1. The Master
Writer/Director/Actor Quentin Tarantino is so full of himself and his eclectic influences that it obviously translates itself into his movies – and Django Unchained is no different. Now I didn’t know much going into Django, other than that Jamie Foxx is a slave and kills white folks down south, so I expected no less then the previous juvenile and offensive Inglourious Basterds – which was at least more than my Mom, who thought it was about Django Reinhardt.
I’ve hoped this revisionist/mashup kick that QT has been on for more than a decade is just a passing phase, since the only thing keeping his shallow movies fresh is the ever expanding pool of actors who continue to give great performances and know exactly how to deliver his idiosyncratic script dialogue (better so than himself) – the only original facet left in his productions.
Also, I get that Quentin is being Leonesque with his epic movie lengths but this one drags even more so, perhaps since it’s his first film without editor Sally Menke. With the overkill Peckinpah slow mo, not to mention almost all of Leo DiCaprio’s performance – which is drawn out over an hour tour of Candy Land – we still don’t even make it to the Peppermint Forest or Ice Cream Sea.

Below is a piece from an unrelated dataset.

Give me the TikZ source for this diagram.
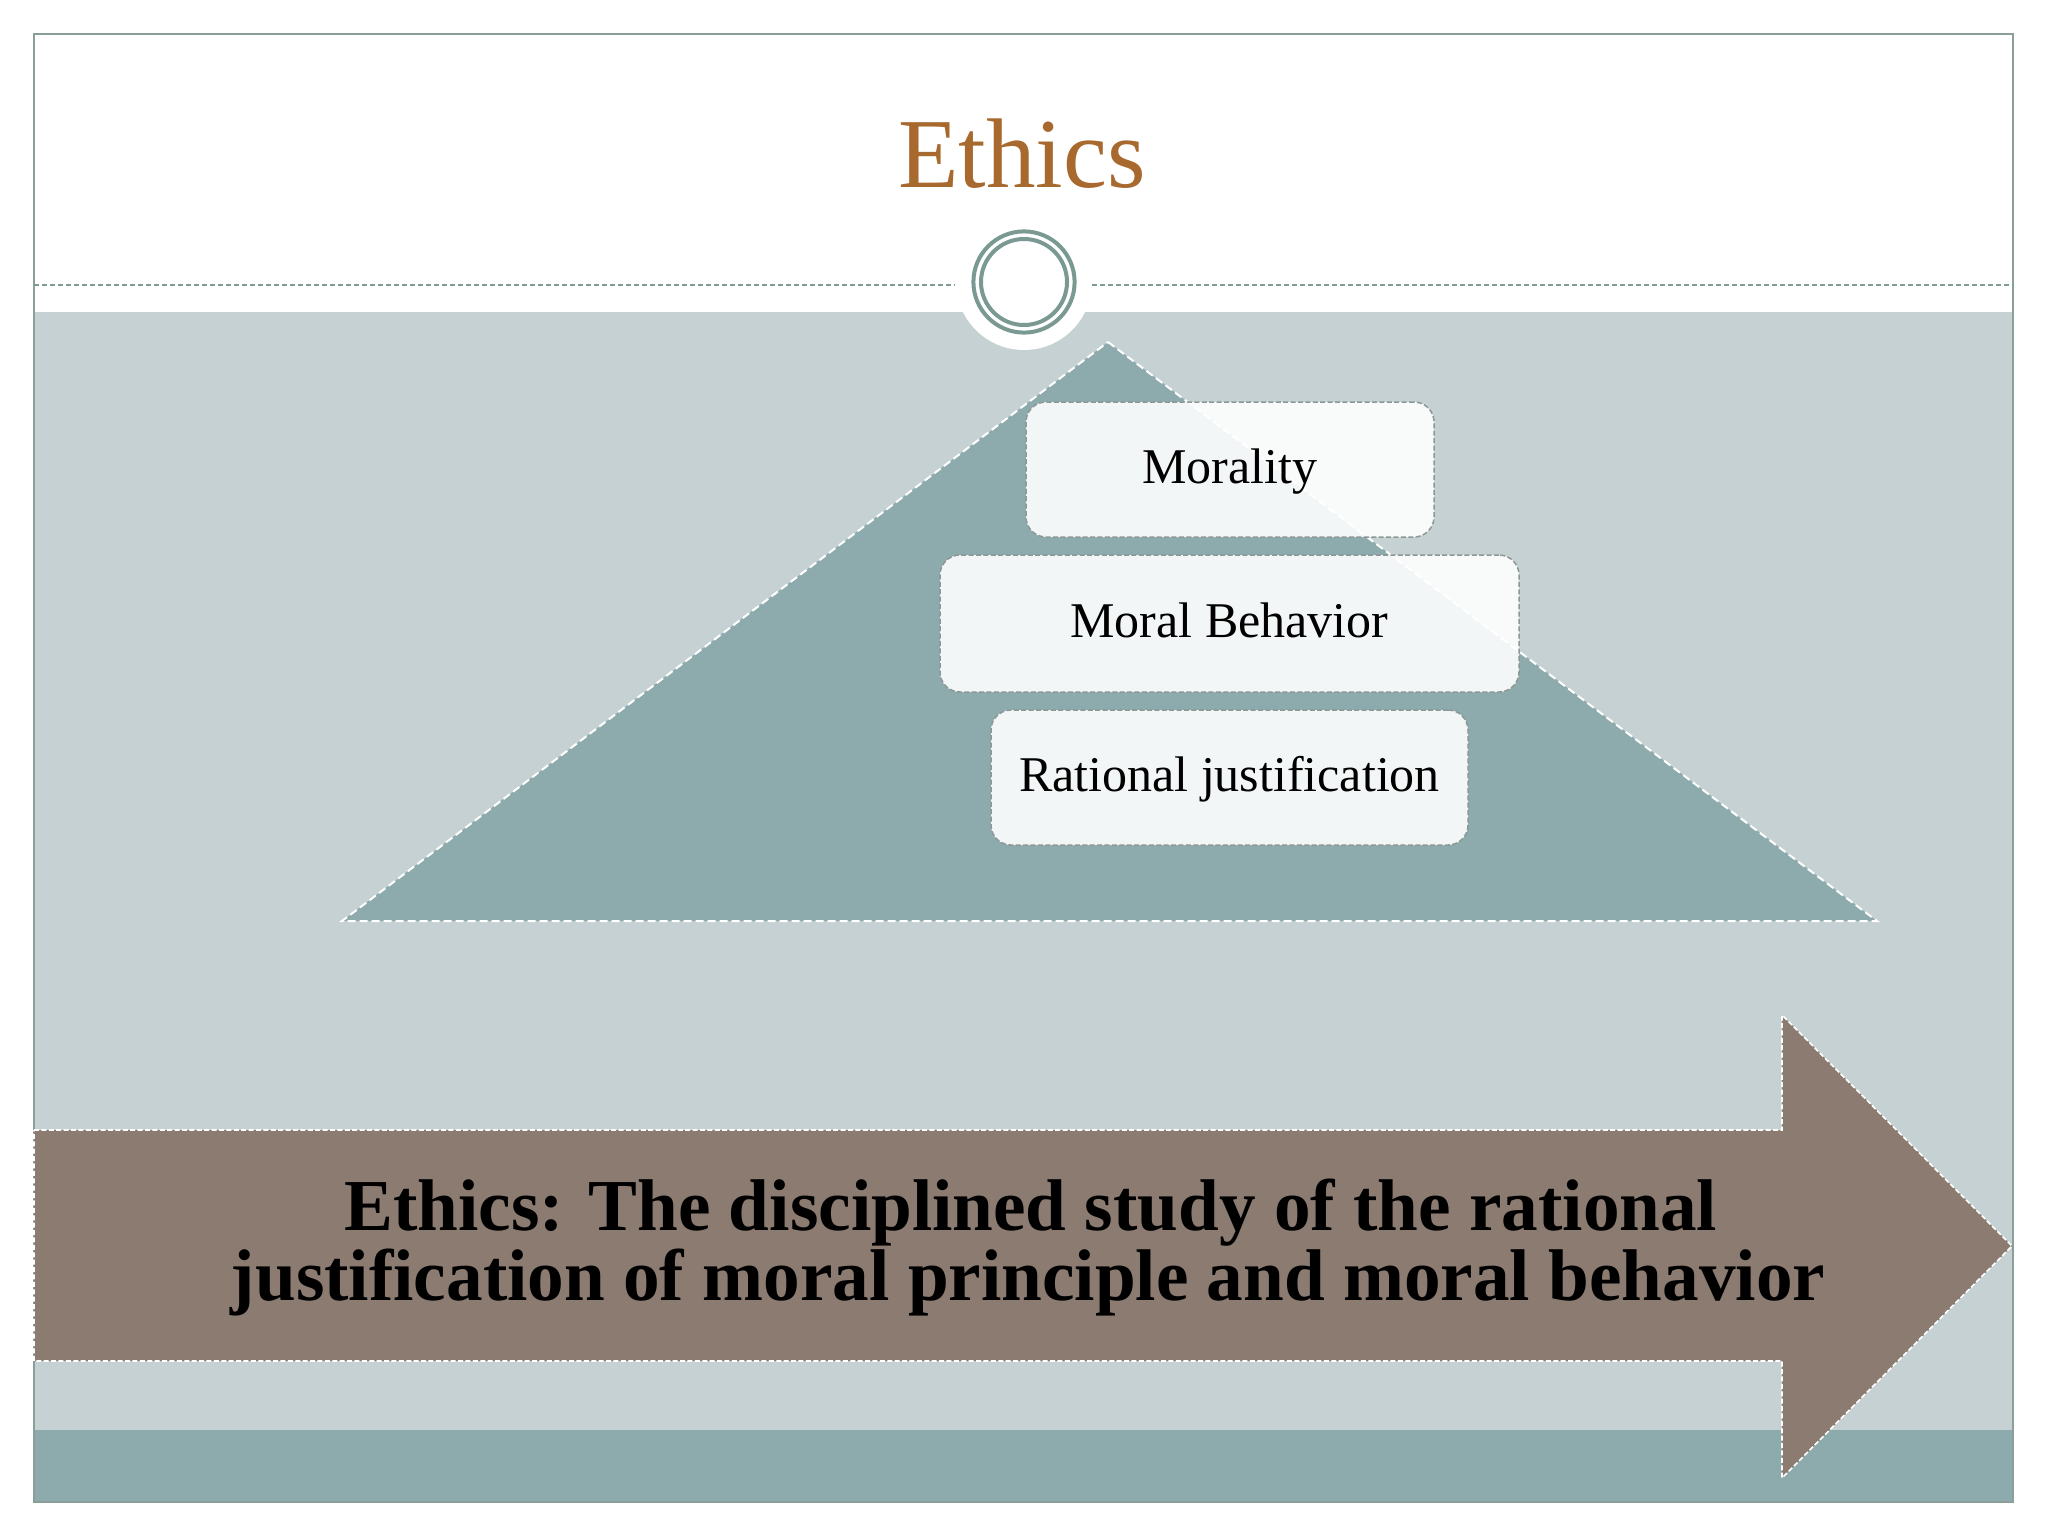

I guess I hold Quentin to a higher standard after his first two movies in some ways defined a new generation of the writer/director, but it seems P.T. Anderson and The Coen Brothers are the only mainstream ones that are at least evolving and striving for some semblance of profundity and not just silly entertainment. Then again maybe it’s just a sign of the times, I mean next year we got Grown Ups 2.